Otro ejemplo, entre miles: tanto cubanos como dominicanos creemos en las virtudes curativas de las barritas de añil usadas para azulear la ropa.
¡Tremendos síndromes!
En efecto: nada pequeña fue la cosecha de José Seoane Gallo. E incluye los llamados «síndromes folklóricos», detectados en sus andanzas por Esmeralda o por Florida, por Guáimaro o por Vertientes.
Entre estos síndromes de seguro el más extendido es el «empacho». Así llaman en Cuba —y en otras regiones hispanoparlantes— a trastornos digestivos que provocan, según textualmente atestiguan los informantes, «una bola en el estómago».
Como terapéutica recomiendan manipulaciones diversas, algunas decididamente perniciosas, como la de «sobar el empacho», para «quebrarlo».
Otros —usando un recurso que quizás no cure, pero al menos no mata, como el anterior— echan mano de uno de los doce apóstoles, y así le rezan:
Vuelve atrás, Bartolomé, que yo te daré un gran don igual que te di el perdón: casa o lugar en que fueras sólo tres veces mentado no muera mujer de parto ni enferme nadie de empacho.
No terminan con el «empacho» los síndromes folklóricos, ni mucho menos. Hay algunos tan desconcertantes como la «bobera», consistente en una repentina tendencia del aquejado a desasirse de todo interés que lo ate al mundo circundante.
Y los hay aún más increíbles, cual es el caso de la llamada «zoncera» —lo mismo que en Sudamérica nombran «mal de tinieblas»—, que nace del interés de una mujer en conquistar al amado a través de filtros cuya composición no quiero describir, para preservar la decencia de este articulejo.
Despedida, como homenaje
Bendito seas, José Seoane Gallo.

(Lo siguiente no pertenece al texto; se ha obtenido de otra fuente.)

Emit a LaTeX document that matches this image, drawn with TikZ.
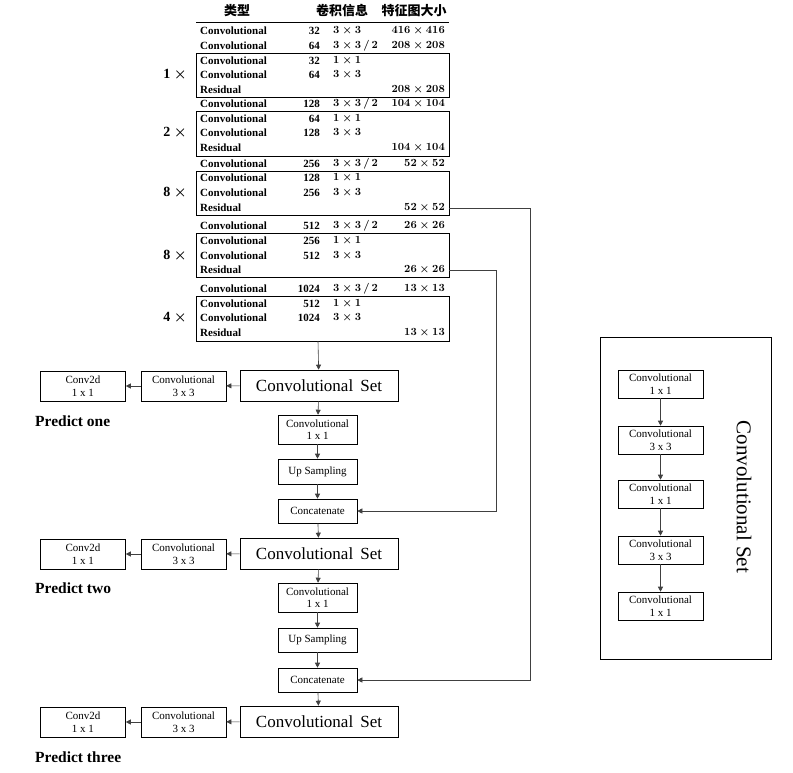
\documentclass[tikz,border=0pt]{standalone}
\usepackage{fontspec}
\setmainfont{Liberation Serif}
\newfontfamily\cjk{Noto Sans CJK SC}
\usetikzlibrary{arrows.meta}
\newcommand\trow[6]{%
 \node[tx,anchor=west] (#1a) at (200,#2) {#3};
 \node[tx,anchor=east] (#1b) at (320,#2) {#4};
 \node[tx,anchor=west] (#1c) at (333,#2) {#5};
 \node[tx,anchor=east] (#1d) at (445,#2) {#6};}
\begin{document}
\begin{tikzpicture}[x=1pt,y=-1pt,
 tx/.style={font=\bfseries\boldmath\fontsize{11}{12}\selectfont,inner sep=0pt},
 rep/.style={font=\bfseries\boldmath\fontsize{14}{15}\selectfont,inner sep=0pt},
 grp/.style={draw,line width=0.8pt},
 sb/.style={draw,line width=0.6pt,align=center,font=\fontsize{11}{12.5}\selectfont,inner sep=0pt},
 arr/.style={draw=black!75,line width=0.6pt,-{Triangle[length=5pt,width=5pt]}}]
\useasboundingbox (0,0) rectangle (793,772);
\fill[white] (0,0) rectangle (793,772);
% header
\node[font=\cjk\bfseries\fontsize{13}{14}\selectfont] (h1) at (237,11) {类型};
\node[font=\cjk\bfseries\fontsize{13}{14}\selectfont] (h2) at (342,11) {卷积信息};
\node[font=\cjk\bfseries\fontsize{13}{14}\selectfont] (h3) at (414,11) {特征图大小};
\draw[line width=0.6pt] (196,22) -- (449,22);
\trow{r1}{31}{Convolutional}{32}{$3\times3$}{$416\times416$}
\trow{r2}{46}{Convolutional}{64}{$3\times3\,/\,2$}{$208\times208$}
\trow{r3}{61}{Convolutional}{32}{$1\times1$}{}
\trow{r4}{75}{Convolutional}{64}{$3\times3$}{}
\trow{r5}{90}{Residual}{}{}{$208\times208$}
\trow{r6}{104}{Convolutional}{128}{$3\times3\,/\,2$}{$104\times104$}
\trow{r7}{119}{Convolutional}{64}{$1\times1$}{}
\trow{r8}{133}{Convolutional}{128}{$3\times3$}{}
\trow{r9}{148}{Residual}{}{}{$104\times104$}
\trow{r10}{164}{Convolutional}{256}{$3\times3\,/\,2$}{$52\times52$}
\trow{r11}{178}{Convolutional}{128}{$1\times1$}{}
\trow{r12}{193}{Convolutional}{256}{$3\times3$}{}
\trow{r13}{208}{Residual}{}{}{$52\times52$}
\trow{r14}{226}{Convolutional}{512}{$3\times3\,/\,2$}{$26\times26$}
\trow{r15}{241}{Convolutional}{256}{$1\times1$}{}
\trow{r16}{256}{Convolutional}{512}{$3\times3$}{}
\trow{r17}{270}{Residual}{}{}{$26\times26$}
\trow{r18}{289}{Convolutional}{1024}{$3\times3\,/\,2$}{$13\times13$}
\trow{r19}{304}{Convolutional}{512}{$1\times1$}{}
\trow{r20}{318}{Convolutional}{1024}{$3\times3$}{}
\trow{r21}{333}{Residual}{}{}{$13\times13$}
\draw[grp] (196,53) rectangle (449,97);
\draw[grp] (196,111) rectangle (449,156);
\draw[grp] (196,171) rectangle (449,215);
\draw[grp] (196,233) rectangle (449,277);
\draw[grp] (196,296) rectangle (449,341);
\coordinate (g3) at (449,208);
\coordinate (g4) at (449,270);
\coordinate (g5) at (318,341);
\node[rep] (m1) at (175,75) {1 $\times$};
\node[rep] (m2) at (175,133) {2 $\times$};
\node[rep] (m3) at (175,193) {8 $\times$};
\node[rep] (m4) at (175,256) {8 $\times$};
\node[rep] (m5) at (175,318) {4 $\times$};
% main column
\tikzset{set/.style={draw,line width=0.6pt,minimum width=158pt,minimum height=31pt,font=\fontsize{17}{19}\selectfont},
 c3/.style={sb,minimum width=85pt,minimum height=30pt},
 mid/.style={sb,minimum width=79pt},
 pr/.style={font=\bfseries\fontsize{15.5}{17}\selectfont,anchor=west,inner sep=0pt}}
\node[set] (s1) at (319,385.5) {Convolutional\, Set};
\node[c3] (a1) at (183.5,386) {Convolutional\\3 x 3};
\node[c3] (b1) at (83,386) {Conv2d\\1 x 1};
\node[pr] (p1) at (35,421) {Predict one};
\node[mid,minimum height=29pt] (k1) at (317.5,429.5) {Convolutional\\1 x 1};
\node[mid,minimum height=25pt] (u1) at (317.5,471.5) {Up Sampling};
\node[mid,minimum height=24pt] (n1) at (317.5,511) {Concatenate};
\node[set] (s2) at (319,553.5) {Convolutional\, Set};
\node[c3] (a2) at (183.5,554) {Convolutional\\3 x 3};
\node[c3] (b2) at (83,554) {Conv2d\\1 x 1};
\node[pr] (p2) at (35,588) {Predict two};
\node[mid,minimum height=29pt] (k2) at (317.5,597.5) {Convolutional\\1 x 1};
\node[mid,minimum height=24pt] (u2) at (317.5,640) {Up Sampling};
\node[mid,minimum height=24pt] (n2) at (317.5,680) {Concatenate};
\node[set] (s3) at (319,721.5) {Convolutional\, Set};
\node[c3] (a3) at (183.5,722) {Convolutional\\3 x 3};
\node[c3] (b3) at (83,722) {Conv2d\\1 x 1};
\node[pr] (p3) at (35,757) {Predict three};
\draw[arr] (g5) -- (s1);
\draw[arr] (s1) -- (a1); \draw[arr] (a1) -- (b1);
\draw[arr] (s1) -- (k1); \draw[arr] (k1) -- (u1); \draw[arr] (u1) -- (n1); \draw[arr] (n1) -- (s2);
\draw[arr] (s2) -- (a2); \draw[arr] (a2) -- (b2);
\draw[arr] (s2) -- (k2); \draw[arr] (k2) -- (u2); \draw[arr] (u2) -- (n2); \draw[arr] (n2) -- (s3);
\draw[arr] (s3) -- (a3); \draw[arr] (a3) -- (b3);
\draw[arr] (g4) -| (496,511) -- (n1.east);
\draw[arr] (g3) -| (530,680) -- (n2.east);
% right panel
\node[draw,line width=0.6pt,minimum width=171pt,minimum height=322pt] (panel) at (685.5,498) {};
\tikzset{rb/.style={sb,minimum width=85pt,minimum height=28pt}}
\node[rb] (q1) at (660.5,384) {Convolutional\\1 x 1};
\node[rb] (q2) at (660.5,440) {Convolutional\\3 x 3};
\node[rb] (q3) at (660.5,494) {Convolutional\\1 x 1};
\node[rb] (q4) at (660.5,550) {Convolutional\\3 x 3};
\node[rb] (q5) at (660.5,606) {Convolutional\\1 x 1};
\draw[arr] (q1) -- (q2); \draw[arr] (q2) -- (q3); \draw[arr] (q3) -- (q4); \draw[arr] (q4) -- (q5);
\node[rotate=-90,font=\fontsize{21}{23}\selectfont] (lbl) at (744,497) {Convolutional Set};
\end{tikzpicture}
\end{document}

Tu intranquilidad de hipercinético se volcó, sin tasa ni sensatez, en el amoroso estudio de los de abajo, los pobres de la tierra, los que —preteridos, inmersos en la indefensión— durante generaciones fueron diseñando una sabiduría —hija de la experiencia, como pedía Da Vinci—, su único amparo ante un mundo indiferente.